Waterhen was already in harbour and the five destroyers left immediately with the Fleet-the first time they had all screened the battleships for some time. The immediate objective was Rhodes and the secondary purpose of the sweep was to clear up the last of the evacuation of Greece.
Rhodes was bombed and for two days the Fleet steamed round Italian bases, within reach of German dive bombers, but no planes were seen. German aircraft had not been idle, however. While the Fleet was seeking battle near Greece they had laid mines outside Alexandria itself, "mining the Fleet out" as it was called.

 

Admiral Cunningham decided to keep the Fleet at sea for an extra day while sweepers cleared the way into the port, but Voyager and Vampire were desperately short of oil, and had to get into port somehow.

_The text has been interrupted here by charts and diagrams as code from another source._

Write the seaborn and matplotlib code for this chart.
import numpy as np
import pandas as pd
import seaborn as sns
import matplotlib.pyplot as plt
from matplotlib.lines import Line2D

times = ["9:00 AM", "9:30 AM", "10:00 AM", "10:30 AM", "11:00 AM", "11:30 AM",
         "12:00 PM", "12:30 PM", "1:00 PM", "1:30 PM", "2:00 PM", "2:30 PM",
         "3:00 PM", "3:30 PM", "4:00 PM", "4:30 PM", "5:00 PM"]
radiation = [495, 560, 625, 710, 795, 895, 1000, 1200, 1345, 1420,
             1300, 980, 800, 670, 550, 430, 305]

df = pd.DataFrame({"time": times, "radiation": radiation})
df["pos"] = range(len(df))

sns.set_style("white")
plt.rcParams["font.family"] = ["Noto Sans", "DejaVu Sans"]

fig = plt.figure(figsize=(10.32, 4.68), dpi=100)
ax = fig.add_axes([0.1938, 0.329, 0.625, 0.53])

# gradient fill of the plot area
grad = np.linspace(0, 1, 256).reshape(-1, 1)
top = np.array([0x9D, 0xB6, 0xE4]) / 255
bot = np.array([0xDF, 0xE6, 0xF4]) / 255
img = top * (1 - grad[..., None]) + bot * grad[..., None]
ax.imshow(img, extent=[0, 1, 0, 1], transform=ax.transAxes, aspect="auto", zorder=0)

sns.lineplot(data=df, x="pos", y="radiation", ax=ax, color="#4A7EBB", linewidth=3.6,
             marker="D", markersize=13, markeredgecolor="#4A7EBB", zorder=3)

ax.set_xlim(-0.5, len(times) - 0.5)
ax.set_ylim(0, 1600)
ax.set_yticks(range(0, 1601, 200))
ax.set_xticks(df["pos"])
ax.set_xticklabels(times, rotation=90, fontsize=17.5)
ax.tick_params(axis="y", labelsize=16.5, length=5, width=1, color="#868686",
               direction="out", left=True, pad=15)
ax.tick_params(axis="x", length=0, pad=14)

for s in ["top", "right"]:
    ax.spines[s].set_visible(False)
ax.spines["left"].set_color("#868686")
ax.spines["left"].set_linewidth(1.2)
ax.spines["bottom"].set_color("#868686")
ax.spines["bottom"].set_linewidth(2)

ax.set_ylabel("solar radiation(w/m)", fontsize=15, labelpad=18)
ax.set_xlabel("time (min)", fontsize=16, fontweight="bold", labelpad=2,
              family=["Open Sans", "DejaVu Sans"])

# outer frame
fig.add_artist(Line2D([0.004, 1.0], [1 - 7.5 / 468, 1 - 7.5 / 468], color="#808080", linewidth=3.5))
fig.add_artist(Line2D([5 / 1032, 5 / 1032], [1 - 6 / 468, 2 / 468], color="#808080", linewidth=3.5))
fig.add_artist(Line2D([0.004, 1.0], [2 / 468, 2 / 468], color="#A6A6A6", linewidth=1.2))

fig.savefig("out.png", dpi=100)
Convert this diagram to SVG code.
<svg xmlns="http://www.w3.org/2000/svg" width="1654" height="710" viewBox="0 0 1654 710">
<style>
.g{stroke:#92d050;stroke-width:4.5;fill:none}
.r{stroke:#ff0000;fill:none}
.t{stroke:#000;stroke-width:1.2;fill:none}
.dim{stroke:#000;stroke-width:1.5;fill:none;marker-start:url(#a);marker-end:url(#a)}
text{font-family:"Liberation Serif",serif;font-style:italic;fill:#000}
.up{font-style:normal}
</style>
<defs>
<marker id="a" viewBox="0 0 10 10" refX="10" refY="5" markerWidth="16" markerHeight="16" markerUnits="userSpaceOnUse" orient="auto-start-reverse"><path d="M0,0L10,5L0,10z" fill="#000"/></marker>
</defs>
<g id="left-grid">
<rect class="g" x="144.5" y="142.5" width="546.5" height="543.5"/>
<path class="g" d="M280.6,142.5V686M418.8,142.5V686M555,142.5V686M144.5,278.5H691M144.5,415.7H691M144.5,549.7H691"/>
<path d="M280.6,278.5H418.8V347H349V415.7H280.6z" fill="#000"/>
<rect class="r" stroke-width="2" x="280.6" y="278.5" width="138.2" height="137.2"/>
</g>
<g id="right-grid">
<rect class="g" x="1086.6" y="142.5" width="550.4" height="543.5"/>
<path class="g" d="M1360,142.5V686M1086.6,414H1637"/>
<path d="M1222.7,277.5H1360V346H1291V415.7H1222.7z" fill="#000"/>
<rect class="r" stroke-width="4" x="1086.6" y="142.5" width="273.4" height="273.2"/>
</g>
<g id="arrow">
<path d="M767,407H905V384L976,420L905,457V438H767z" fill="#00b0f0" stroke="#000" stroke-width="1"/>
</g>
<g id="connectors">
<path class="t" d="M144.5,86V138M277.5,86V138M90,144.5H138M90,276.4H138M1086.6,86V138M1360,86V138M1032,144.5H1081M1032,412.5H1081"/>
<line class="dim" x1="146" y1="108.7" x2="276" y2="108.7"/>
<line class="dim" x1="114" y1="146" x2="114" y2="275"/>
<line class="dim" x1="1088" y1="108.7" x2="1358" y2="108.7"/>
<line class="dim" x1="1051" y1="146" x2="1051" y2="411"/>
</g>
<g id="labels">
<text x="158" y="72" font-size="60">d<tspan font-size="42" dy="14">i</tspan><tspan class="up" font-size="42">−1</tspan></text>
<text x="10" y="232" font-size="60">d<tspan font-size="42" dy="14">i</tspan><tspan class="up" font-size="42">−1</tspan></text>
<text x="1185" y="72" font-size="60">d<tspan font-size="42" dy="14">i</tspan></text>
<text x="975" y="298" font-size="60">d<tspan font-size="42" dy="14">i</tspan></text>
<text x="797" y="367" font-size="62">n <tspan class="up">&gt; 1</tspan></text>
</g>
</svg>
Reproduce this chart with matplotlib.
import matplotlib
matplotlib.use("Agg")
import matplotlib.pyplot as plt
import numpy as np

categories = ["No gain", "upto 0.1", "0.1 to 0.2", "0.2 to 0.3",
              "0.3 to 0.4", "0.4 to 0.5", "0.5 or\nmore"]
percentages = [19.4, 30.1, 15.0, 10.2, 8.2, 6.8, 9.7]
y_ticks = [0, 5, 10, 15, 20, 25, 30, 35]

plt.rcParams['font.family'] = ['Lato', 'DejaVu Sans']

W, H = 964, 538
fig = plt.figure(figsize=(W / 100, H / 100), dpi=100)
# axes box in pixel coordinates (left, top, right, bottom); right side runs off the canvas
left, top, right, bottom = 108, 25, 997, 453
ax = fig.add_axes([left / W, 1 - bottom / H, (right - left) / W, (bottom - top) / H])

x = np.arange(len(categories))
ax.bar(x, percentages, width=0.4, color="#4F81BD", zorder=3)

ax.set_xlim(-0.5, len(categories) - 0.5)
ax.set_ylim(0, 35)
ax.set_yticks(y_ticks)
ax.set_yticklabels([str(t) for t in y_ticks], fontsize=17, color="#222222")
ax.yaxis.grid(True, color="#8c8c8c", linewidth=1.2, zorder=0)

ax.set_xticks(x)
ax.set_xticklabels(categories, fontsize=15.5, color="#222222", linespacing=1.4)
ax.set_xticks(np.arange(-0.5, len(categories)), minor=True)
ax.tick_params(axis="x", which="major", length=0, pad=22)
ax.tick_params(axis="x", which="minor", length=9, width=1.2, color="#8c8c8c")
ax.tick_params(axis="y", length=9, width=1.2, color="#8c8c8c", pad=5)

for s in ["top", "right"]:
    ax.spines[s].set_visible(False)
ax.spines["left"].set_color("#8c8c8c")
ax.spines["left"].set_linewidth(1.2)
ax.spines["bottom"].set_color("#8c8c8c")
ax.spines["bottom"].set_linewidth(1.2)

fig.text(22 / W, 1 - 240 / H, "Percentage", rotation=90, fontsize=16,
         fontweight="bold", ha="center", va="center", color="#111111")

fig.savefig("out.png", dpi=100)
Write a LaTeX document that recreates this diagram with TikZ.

Creeping towards port at less than four knots, the destroyers looked strangely different. Alexandria had been used to seeing them enter and leave at fairly high speed, but there were no foaming bow waves this time.

 

Commanders Morrow and Walsh ordered every one to wear their "Mae Wests", all watertight doors and hatches were closed and the two ships steamed slowly through the entrance.

 

"Jittery? I'll say we were," one of the ratings told me.

 

"I'd rather face any number of Stukas than go through that again. They told us we were doing four knots, but we really didn't seem to be moving and I'll swear it took us hours to get through the entrance.

 

"Of course we'd been through minefields before, but this was different. We could see the mines last time. Now we only knew that the mines were somewhere below us and it doesn't help any to look round and see every one wearing a Mae West and just waiting for the balloon to go up!"

 

The battle for Greece had ended.

 

The Navy had lost ships, but there was another side to the story. On the night of 24 April more than thirteen thousand five hundred men and women were evacuated, another sixteen thousand were taken off on 26 April, and by midnight on 30 April Admiral Cunningham was able to announce the evacuation of forty-five thousand men and a number of refugees. And this in spite of the unopposed might of the Luftwaffe!

 

The battle for Greece had ended a courageous battle, but one which was virtually lost before it had begun. The Allies' supply problem was such that they could not hope to equip their troops to meet the numerically superior and better armed Germans. So the scene moved southwards to the elongated rugged mountains that form the island of Crete.